A la vuelta al albergue un grupo grande había ocupado el salón. Todos vestían ropa deportiva, o más bien parecía que vivían dentro de ella. Eran el tipo de gente que, cuando tú te compraste el primer forro polar, su abuelo ya los había llevado varias veces a los Alpes. Habrán conocido a algunos así, personas con objetivos peculiares, perseverantes, concienzudos, cordiales y a la vez totalmente despreocupados del resto del mundo, aristócratas de lo suyo. Ellos se dedicaban al piragüismo, eso comentaron, y ese lugar, en el vientre del Duero, tenía todo el sentido para acogerlos. En realidad, los únicos intrusos éramos nosotros.
Muchas veces he pensado en ese enclave extraño, un poblado en pendiente creado a mayor gloria del salto del Duero más pegado al territorio portugués. Casas, bar, escuela, puesto de la Guardia Civil y hasta una iglesia, levantados primero para acoger a los trabajadores que construyeron el embalse, y después a los que se ocuparon de su mantenimiento hasta que a finales de los ochenta se instalaron controles remotos. En 2002 ya era todo historia, aunque las construcciones permanecían con bastante dignidad. Quedaban un par de vecinos, y además el albergue estaba abierto, en unos años en los que había ayudas para rehabilitar y abrir centros de turismo rural, algunos sin un enfoque claro.
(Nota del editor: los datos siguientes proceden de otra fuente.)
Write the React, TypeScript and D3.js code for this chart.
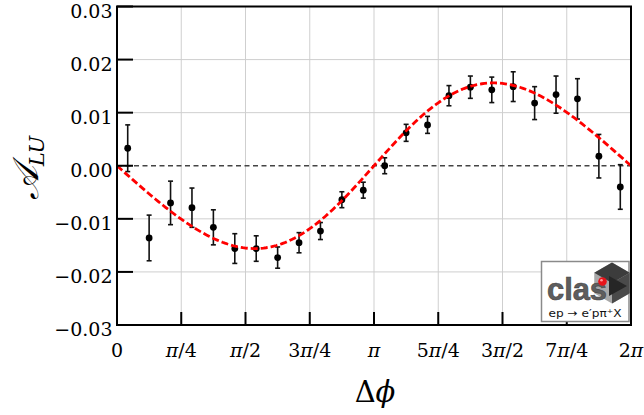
import React from "react";
import * as d3 from "d3";

// Bin centres in degrees
const binCentersDeg = [7.5, 22.5, 37.5, 52.5, 67.5, 82.5, 97.5, 112.5, 127.5, 142.5, 157.5, 172.5,
  187.5, 202.5, 217.5, 232.5, 247.5, 262.5, 277.5, 292.5, 307.5, 322.5, 337.5, 352.5];
const asymValues = [0.0033, -0.0136, -0.0070, -0.0079, -0.0116, -0.0156, -0.0156, -0.0173, -0.0145, -0.0123, -0.0064, -0.0046,
  0.0000, 0.0062, 0.0077, 0.0132, 0.0148, 0.0143, 0.0149, 0.0118, 0.0134, 0.0126, 0.0018, -0.0040];
const asymErrors = [0.0044, 0.0043, 0.0041, 0.0037, 0.0033, 0.0028, 0.0024, 0.0020, 0.0019, 0.0016, 0.0015, 0.0015,
  0.0015, 0.0016, 0.0016, 0.0019, 0.0021, 0.0024, 0.0028, 0.0031, 0.0035, 0.0038, 0.0041, 0.0042];
// Fit: A_LU = p1 sin(phi) + p2 sin(2 phi)
const fitParams = [-0.0155, 0.0009];

const yTicks = [0.03, 0.02, 0.01, 0.0, -0.01, -0.02, -0.03];
const yTickLabels = ["0.03", "0.02", "0.01", "0.00", "\u22120.01", "\u22120.02", "\u22120.03"];
const xTickNums = [0, 1, 2, 3, 4, 5, 6, 7, 8]; // multiples of pi/4
const xTickLabels: [string, string, string][] = [
  ["0", "", ""], ["", "\u03c0", "/4"], ["", "\u03c0", "/2"], ["3", "\u03c0", "/4"], ["", "\u03c0", ""],
  ["5", "\u03c0", "/4"], ["3", "\u03c0", "/2"], ["7", "\u03c0", "/4"], ["2", "\u03c0", ""],
];

const W = 644, H = 415;
const L = 117, R = 631, T = 6.5, B = 325;
const serif = "'DejaVu Serif', 'Liberation Serif', 'Times New Roman', serif";
const sans = "'Liberation Sans', Arial, sans-serif";

export default function App() {
  const x = d3.scaleLinear().domain([0, 2 * Math.PI]).range([L, R]);
  const y = d3.scaleLinear().domain([-0.03, 0.03]).range([B, T]);

  const fitPts = d3.range(0, 201).map((i) => (i / 200) * 2 * Math.PI);
  const fitLine = d3.line<number>()
    .x((p) => x(p))
    .y((p) => y(fitParams[0] * Math.sin(p) + fitParams[1] * Math.sin(2 * p)));

  const pts = binCentersDeg.map((d, i) => ({ phi: (d * Math.PI) / 180, v: asymValues[i], e: asymErrors[i] }));

  // logo geometry
  const hx = 612, hy = 283, hr = 20.5;
  const hex = d3.range(6).map((k) => {
    const a = ((-90 + 60 * k) * Math.PI) / 180;
    return [hx + hr * Math.cos(a), hy + hr * Math.sin(a)];
  });
  const poly = (p: number[][]) => p.map((q) => q.join(",")).join(" ");

  const serifStyle = { fontFamily: serif };

  return (
    <div style={{ position: "absolute", left: 0, top: 0 }}>
      <svg width={W} height={H} style={{ display: "block", background: "#fff" }}>
        {/* grid */}
        {xTickNums.slice(1, -1).map((k) => (
          <line key={"gx" + k} x1={x((k * Math.PI) / 4)} x2={x((k * Math.PI) / 4)} y1={T} y2={B} stroke="#cfcfcf" strokeWidth={1} />
        ))}
        {yTicks.filter((v) => v !== 0 && Math.abs(v) < 0.029).map((v) => (
          <line key={"gy" + v} x1={L} x2={R} y1={y(v)} y2={y(v)} stroke="#cfcfcf" strokeWidth={1} />
        ))}
        {/* zero line */}
        <line x1={L} x2={R} y1={y(0)} y2={y(0)} stroke="#444" strokeWidth={1.5} strokeDasharray="5,3.5" />

        {/* data */}
        {pts.map((p, i) => (
          <g key={"p" + i} stroke="#111" strokeWidth={1.6}>
            <line x1={x(p.phi)} x2={x(p.phi)} y1={y(p.v - p.e)} y2={y(p.v + p.e)} />
            <line x1={x(p.phi) - 2.5} x2={x(p.phi) + 2.5} y1={y(p.v - p.e)} y2={y(p.v - p.e)} />
            <line x1={x(p.phi) - 2.5} x2={x(p.phi) + 2.5} y1={y(p.v + p.e)} y2={y(p.v + p.e)} />
            <circle cx={x(p.phi)} cy={y(p.v)} r={3.4} fill="#000" stroke="none" />
          </g>
        ))}

        {/* fit */}
        <path d={fitLine(fitPts) || ""} fill="none" stroke="#ff0000" strokeWidth={2.8} strokeDasharray="7,3" />

        {/* ticks */}
        {yTicks.map((v) => (
          <line key={"ty" + v} x1={L} x2={L + 16} y1={y(v)} y2={y(v)} stroke="#000" strokeWidth={2} />
        ))}
        {xTickNums.map((k) => (
          <line key={"tx" + k} x1={x((k * Math.PI) / 4)} x2={x((k * Math.PI) / 4)} y1={B} y2={B - 13} stroke="#000" strokeWidth={2} />
        ))}

        {/* logo */}
        <rect x={541.5} y={261.5} width={87.5} height={60} fill="#fff" stroke="#8a8a8a" strokeWidth={1.5} />
        <polygon points={poly(hex)} fill="#a8a8a8" />
        <polygon points={poly([hex[0], hex[1], [hx, hy], hex[5]])} fill="#3c3c3c" />
        <polygon points={poly([hex[1], hex[2], hex[3], [hx, hy]])} fill="#4a4a4a" />
        <polygon points={poly([[hx - 3, hy - 7], [hx + 15, hy + 3], [hx - 3, hy + 13]])} fill="#262626" />
        <text x={547} y={300} style={{ fontFamily: sans }} fontSize={31} fontWeight={700}
          fill="#5e5e5e" stroke="#444" strokeWidth={0.6} textLength={60} lengthAdjust="spacingAndGlyphs">clas</text>
        <circle cx={602.5} cy={281.5} r={4.3} fill="#e8141a" />
        <circle cx={601.5} cy={280.3} r={1.3} fill="#ff9a9a" />
        <text x={548.5} y={316.5} style={{ fontFamily: "'DejaVu Sans', sans-serif" }} fontSize={10.5} fill="#111"
          textLength={73} lengthAdjust="spacingAndGlyphs">ep → e′pπ⁺X</text>

        {/* frame */}
        <rect x={L} y={T} width={R - L} height={B - T} fill="none" stroke="#000" strokeWidth={2} />

        {/* y tick labels */}
        {yTicks.map((v, i) => (
          <text key={"ly" + v} x={112.5} y={y(v) + 11} textAnchor="end" style={serifStyle} fontSize={19}
            fill="#000">{yTickLabels[i]}</text>
        ))}
        {/* x tick labels */}
        {xTickNums.map((k, i) => (
          <text key={"lx" + k} x={x((k * Math.PI) / 4)} y={356.5} textAnchor="middle" style={serifStyle} fontSize={19} fill="#000">
            <tspan>{xTickLabels[i][0]}</tspan>
            <tspan fontStyle="italic">{xTickLabels[i][1]}</tspan>
            <tspan>{xTickLabels[i][2]}</tspan>
          </text>
        ))}

        {/* axis titles */}
        <text x={375} y={402} textAnchor="middle" style={serifStyle} fontSize={29} fill="#000">
          <tspan>Δ</tspan><tspan fontStyle="italic">ϕ</tspan>
        </text>
        <g transform="translate(38,168) rotate(-90)">
          <text x={0} y={0} textAnchor="middle" style={serifStyle} fill="#000">
            <tspan fontSize={36} fontStyle="italic">𝒜</tspan>
            <tspan fontSize={21} fontStyle="italic" dy={6}>LU</tspan>
          </text>
        </g>
      </svg>
    </div>
  );
}
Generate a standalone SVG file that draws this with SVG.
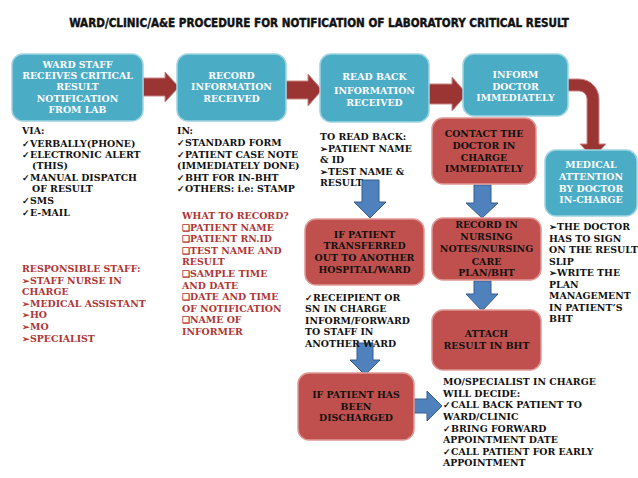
<svg xmlns="http://www.w3.org/2000/svg" width="638" height="478" viewBox="0 0 638 478">
<style>
.title{font-family:"DejaVu Sans Condensed","Liberation Sans Narrow","Liberation Sans",sans-serif;font-weight:bold;font-size:11.6px;fill:#111;stroke:#111;stroke-width:0.4}
.t{font-family:"DejaVu Serif","Liberation Serif",serif;font-weight:bold;font-size:9.4px;fill:#111}
.r{font-family:"DejaVu Serif","Liberation Serif",serif;font-weight:bold;font-size:9.4px;fill:#B03535}
.w{font-family:"DejaVu Serif","Liberation Serif",serif;font-weight:bold;font-size:9.4px;fill:#fff;text-anchor:middle}
.k{font-family:"DejaVu Serif","Liberation Serif",serif;font-weight:bold;font-size:9.4px;fill:#111;text-anchor:middle}
.bb{fill:#4BACC6;stroke:#9ED3E2;stroke-width:1.5}
.rb{fill:#C0504D;stroke:#DE9896;stroke-width:1.5}
.ra{fill:#9B3533;stroke:#C98785;stroke-width:1}
.ba{fill:#4F81BD;stroke:#385D8A;stroke-width:1}
</style>
<rect width="638" height="478" fill="#fff"/>
<text class="title" x="319" y="27" text-anchor="middle">WARD/CLINIC/A&amp;E PROCEDURE FOR NOTIFICATION OF LABORATORY CRITICAL RESULT</text>

<g id="connectors">
<path class="ra" d="M143,78 H165 V72 L179,87 L165,102 V96 H143 Z"/>
<path class="ra" d="M286,81 H308 V74 L322,90 L308,106 V99 H286 Z"/>
<path class="ra" d="M427,84 H452 V77 L467,94 L452,111 V104 H427 Z"/>
<path class="ra" d="M566,79 H579 A20,20 0 0 1 599,99 V144 H606 L593,158 L580,144 H587 V99 A8,8 0 0 0 579,91 H566 Z"/>
<path class="ba" d="M362,180 H379 V202 H386 L370,218 L354,202 H362 Z"/>
<path class="ba" d="M474,185 H491 V203 H498 L482,218 L466,203 H474 Z"/>
<path class="ba" d="M474,281 H491 V294 H498 L482,311 L466,294 H474 Z"/>
<path class="ba" d="M357,343 H373 V360 H380 L365,375 L350,360 H357 Z"/>
<path class="ba" d="M409,399 H427 V391 L442,406 L427,421 V413 H409 Z"/>
</g>

<g id="n-ward-staff">
<rect class="bb" x="12" y="54" width="131" height="67" rx="11"/>
<text class="w"><tspan x="77.5" y="68">WARD STAFF</tspan><tspan x="77.5" y="79">RECEIVES CRITICAL</tspan><tspan x="77.5" y="90">RESULT</tspan><tspan x="77.5" y="102">NOTIFICATION</tspan><tspan x="77.5" y="113">FROM LAB</tspan></text>
</g>
<g id="n-record-info">
<rect class="bb" x="177" y="54" width="109" height="67" rx="11"/>
<text class="w"><tspan x="231.5" y="79">RECORD</tspan><tspan x="231.5" y="90">INFORMATION</tspan><tspan x="231.5" y="102">RECEIVED</tspan></text>
</g>
<g id="n-read-back">
<rect class="bb" x="320" y="54" width="109" height="68" rx="11"/>
<text class="w"><tspan x="374.5" y="80">READ BACK</tspan><tspan x="374.5" y="94">INFORMATION</tspan><tspan x="374.5" y="106">RECEIVED</tspan></text>
</g>
<g id="n-inform-doctor">
<rect class="bb" x="463" y="54" width="105" height="62" rx="11"/>
<text class="w"><tspan x="515.5" y="78">INFORM</tspan><tspan x="515.5" y="90">DOCTOR</tspan><tspan x="515.5" y="101">IMMEDIATELY</tspan></text>
</g>
<g id="n-medical-attention">
<rect class="bb" x="545" y="150" width="92" height="66" rx="11"/>
<text class="w"><tspan x="591" y="168">MEDICAL</tspan><tspan x="591" y="180">ATTENTION</tspan><tspan x="591" y="192">BY DOCTOR</tspan><tspan x="591" y="203">IN-CHARGE</tspan></text>
</g>
<g id="n-contact">
<rect class="rb" x="432" y="118" width="104" height="66" rx="11"/>
<text class="k"><tspan x="484" y="137">CONTACT THE</tspan><tspan x="484" y="149">DOCTOR IN</tspan><tspan x="484" y="161">CHARGE</tspan><tspan x="484" y="172">IMMEDIATELY</tspan></text>
</g>
<g id="n-transferred">
<rect class="rb" x="305" y="219" width="119" height="66" rx="11"/>
<text class="k"><tspan x="364.5" y="238">IF PATIENT</tspan><tspan x="364.5" y="249">TRANSFERRED</tspan><tspan x="364.5" y="261">OUT TO ANOTHER</tspan><tspan x="364.5" y="273">HOSPITAL/WARD</tspan></text>
</g>
<g id="n-record-nursing">
<rect class="rb" x="432" y="218" width="109" height="62" rx="11"/>
<text class="k"><tspan x="486.5" y="228">RECORD IN</tspan><tspan x="486.5" y="240">NURSING</tspan><tspan x="486.5" y="252">NOTES/NURSING</tspan><tspan x="486.5" y="265">CARE</tspan><tspan x="486.5" y="276">PLAN/BHT</tspan></text>
</g>
<g id="n-attach">
<rect class="rb" x="432" y="310" width="109" height="60" rx="11"/>
<text class="k"><tspan x="486.5" y="337">ATTACH</tspan><tspan x="486.5" y="349">RESULT IN BHT</tspan></text>
</g>
<g id="n-discharged">
<rect class="rb" x="298" y="373" width="116" height="67" rx="11"/>
<text class="k"><tspan x="356" y="398">IF PATIENT HAS</tspan><tspan x="356" y="410">BEEN</tspan><tspan x="356" y="421">DISCHARGED</tspan></text>
</g>

<g id="n-via">
<text class="t"><tspan x="22" y="134">VIA:</tspan><tspan x="22" y="147">✓VERBALLY(PHONE)</tspan><tspan x="22" y="158">✓ELECTRONIC ALERT</tspan><tspan x="32" y="169">(THIS)</tspan><tspan x="22" y="181">✓MANUAL DISPATCH</tspan><tspan x="32" y="192">OF RESULT</tspan><tspan x="22" y="204">✓SMS</tspan><tspan x="22" y="216">✓E-MAIL</tspan></text>
</g>
<g id="n-in">
<text class="t"><tspan x="177" y="134">IN:</tspan><tspan x="177" y="146">✓STANDARD FORM</tspan><tspan x="177" y="158">✓PATIENT CASE NOTE</tspan><tspan x="177" y="169">(IMMEDIATELY DONE)</tspan><tspan x="177" y="181">✓BHT FOR IN-BHT</tspan><tspan x="177" y="192">✓OTHERS: i.e: STAMP</tspan></text>
</g>
<g id="n-what-to-record">
<text class="r"><tspan x="182" y="219">WHAT TO RECORD?</tspan><tspan x="182" y="231">❑PATIENT NAME</tspan><tspan x="182" y="242">❑PATIENT RN.ID</tspan><tspan x="182" y="254">❑TEST NAME AND</tspan><tspan x="182" y="265">RESULT</tspan><tspan x="182" y="277">❑SAMPLE TIME</tspan><tspan x="182" y="289">AND DATE</tspan><tspan x="182" y="300">❑DATE AND TIME</tspan><tspan x="182" y="312">OF NOTIFICATION</tspan><tspan x="182" y="323">❑NAME OF</tspan><tspan x="182" y="335">INFORMER</tspan></text>
</g>
<g id="n-responsible">
<text class="r"><tspan x="22" y="272">RESPONSIBLE STAFF:</tspan><tspan x="22" y="284">➢STAFF NURSE IN</tspan><tspan x="22" y="295">CHARGE</tspan><tspan x="22" y="307">➢MEDICAL ASSISTANT</tspan><tspan x="22" y="318">➢HO</tspan><tspan x="22" y="330">➢MO</tspan><tspan x="22" y="342">➢SPECIALIST</tspan></text>
</g>
<g id="n-to-read-back">
<text class="t"><tspan x="320" y="140">TO READ BACK:</tspan><tspan x="320" y="152">➢PATIENT NAME</tspan><tspan x="320" y="163">&amp; ID</tspan><tspan x="320" y="175">➢TEST NAME &amp;</tspan><tspan x="320" y="186">RESULT</tspan></text>
</g>
<g id="n-recipient">
<text class="t"><tspan x="305" y="301">✓RECEIPIENT OR</tspan><tspan x="305" y="312">SN IN CHARGE</tspan><tspan x="305" y="324">INFORM/FORWARD</tspan><tspan x="305" y="335">TO STAFF IN</tspan><tspan x="305" y="347">ANOTHER WARD</tspan></text>
</g>
<g id="n-doctor-sign">
<text class="t"><tspan x="549" y="230">➢THE DOCTOR</tspan><tspan x="549" y="242">HAS TO SIGN</tspan><tspan x="549" y="253">ON THE RESULT</tspan><tspan x="549" y="265">SLIP</tspan><tspan x="549" y="276">➢WRITE THE</tspan><tspan x="549" y="288">PLAN</tspan><tspan x="549" y="299">MANAGEMENT</tspan><tspan x="549" y="311">IN PATIENT’S</tspan><tspan x="549" y="322">BHT</tspan></text>
</g>
<g id="n-mo-decide">
<text class="t"><tspan x="443" y="385">MO/SPECIALIST IN CHARGE</tspan><tspan x="443" y="397">WILL DECIDE:</tspan><tspan x="443" y="408">✓CALL BACK PATIENT TO</tspan><tspan x="443" y="420">WARD/CLINIC</tspan><tspan x="443" y="432">✓BRING FORWARD</tspan><tspan x="443" y="443">APPOINTMENT DATE</tspan><tspan x="443" y="455">✓CALL PATIENT FOR EARLY</tspan><tspan x="443" y="466">APPOINTMENT</tspan></text>
</g>
</svg>
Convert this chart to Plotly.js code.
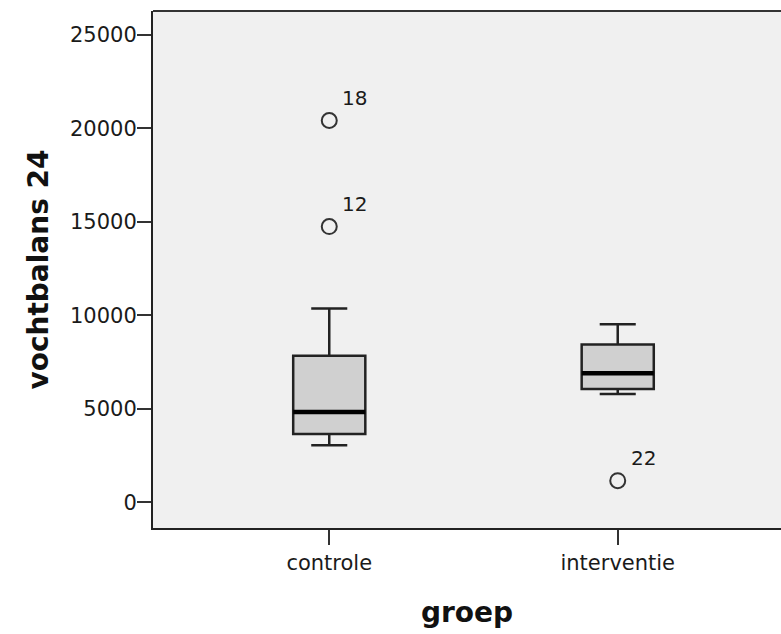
<!DOCTYPE html>
<html>
<head>
<meta charset="utf-8">
<script src="https://cdn.plot.ly/plotly-3.0.1.min.js"></script>
<style>html,body{margin:0;padding:0;background:#fff;}#chart{width:781px;height:634px;}</style>
</head>
<body>
<div id="chart"></div>
<script>
const categories = ["controle", "interventie"];
const lowerWhisker = [3048, 5797];
const q1 = [3658, 6065];
const median = [4834, 6899];
const q3 = [7845, 8434];
const upperWhisker = [10359, 9519];
const outlierGroup = [0, 0, 1];
const outlierValues = [20413, 14744, 1160];
const outlierLabels = ["18", "12", "22"];
const yTicks = [0, 5000, 10000, 15000, 20000, 25000];
const yTickLabels = ["0", "5000", "10000", "15000", "20000", "25000"];

const xPos = categories.map((c, i) => i);
const boxHalf = 0.125;
const lineCol = "#222";
const FONT = "DejaVu Sans, Verdana, sans-serif";

const traces = [
  {
    type: "box",
    x: xPos,
    q1: q1, median: median, q3: q3,
    lowerfence: lowerWhisker, upperfence: upperWhisker,
    width: 2 * boxHalf,
    whiskerwidth: 0.5,
    fillcolor: "#d0d0d0",
    line: {color: lineCol, width: 2.5},
    boxpoints: false,
    hoverinfo: "skip",
    showlegend: false
  }
];
categories.forEach((c, i) => {
  traces.push({
    type: "scatter", mode: "lines",
    x: [xPos[i] - boxHalf, xPos[i] + boxHalf],
    y: [median[i], median[i]],
    line: {color: "#000", width: 4.5},
    hoverinfo: "skip", showlegend: false
  });
});
traces.push({
  type: "scatter", mode: "markers",
  x: outlierGroup.map(g => xPos[g]),
  y: outlierValues,
  marker: {symbol: "circle-open", size: 15, color: "#333", line: {width: 2, color: "#333"}},
  hoverinfo: "skip", showlegend: false
});

const annotations = outlierValues.map((v, i) => ({
  x: xPos[outlierGroup[i]], y: v, xref: "x", yref: "y",
  text: outlierLabels[i], showarrow: false,
  xanchor: "left", yanchor: "middle",
  xshift: 11, yshift: 23,
  font: {family: FONT, size: 20, color: "#1a1a1a"}
}));

const layout = {
  width: 781, height: 634,
  margin: {l: 153, r: 0, t: 11, b: 106},
  paper_bgcolor: "#ffffff",
  plot_bgcolor: "#f0f0f0",
  showlegend: false,
  xaxis: {
    range: [-0.611, 1.566],
    tickmode: "array", tickvals: xPos, ticktext: categories,
    showgrid: false, zeroline: false,
    showline: true, linecolor: "#222", linewidth: 2, mirror: false,
    ticks: "outside", ticklen: 15, tickwidth: 2, tickcolor: "#333",
    tickfont: {family: FONT, size: 21, color: "#1a1a1a"},
    title: {text: "groep", standoff: 28, font: {family: FONT, size: 28, color: "#111", weight: "bold"}}
  },
  yaxis: {
    range: [-1369, 26267],
    tickmode: "array", tickvals: yTicks, ticktext: yTickLabels,
    showgrid: false, zeroline: false,
    showline: true, linecolor: "#222", linewidth: 2,
    ticks: "outside", ticklen: 14, tickwidth: 2, tickcolor: "#333",
    ticklabelstandoff: -4,
    tickfont: {family: FONT, size: 21, color: "#1a1a1a"},
    title: {text: "vochtbalans 24", standoff: 13, font: {family: FONT, size: 28, color: "#111", weight: "bold"}}
  },
  shapes: [
    {type: "line", xref: "paper", yref: "paper", x0: 0, x1: 1, y0: 1, y1: 1, line: {color: "#333", width: 2}}
  ],
  annotations: annotations
};

Plotly.newPlot("chart", traces, layout, {staticPlot: true, displayModeBar: false});
</script>
</body>
</html>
En los últimos años el Salto de Castro ha asomado periódicamente su esqueleto en las redes sociales. Aficionados al abandono, son legión, comparten fotos de la nave de la iglesia, con las dovelas cubiertas por grafitis y el suelo reventado y salpicado de cenizas de fogatas. Hay una imagen de lo que fue el salón, solo reconocible por el agujero del hogar de la chimenea. El enclave ha pasado por varias manos, sin que se moviera una piedra. Al menos hasta ahora. Hace unos días, saltó la noticia de que un empresario americano ha pagado 300.000 euros por el poblado. No es muy caro para ser un pueblo entero, mucho menos que lo que cuesta un piso en Madrid. Y muchísimo menos si se compara con un ranchito en California, de donde proviene Jason Lee Beckwith, que tiene nombre de batería de heavy –y en las fotos lo parece–, al que deseo toda la suerte posible. Porque la hazaña no es comprar un pueblo, hay algunos más a la venta en esta tierra nuestra. Tampoco es lo peor restaurarlo. Lo titánico es que permanezca abierto, al menos un tiempo prudencial. Lo justo para cumplir su etapa.
Porque nada es permanente en el Salto de Castro, ni en ninguna parte. Hasta 1946 era solo un punto perdido en el Aliste. Los primeros obreros arrastraron allí a sus familias, hasta que se acabó el hormigón y se fueron con todo puesto hasta Aldeadávila de la Ribera, que entonces se levantaba. Y luego a Madrid, o donde surgiera un empleo. Los que quedaron manejando la presa también marcharon, años después. Y hasta se fueron un día los piragüistas. Ahora es el sueño de Jason, que ve posibilidades infinitas en un lugar que concibió un ingeniero para doblegar la geografía.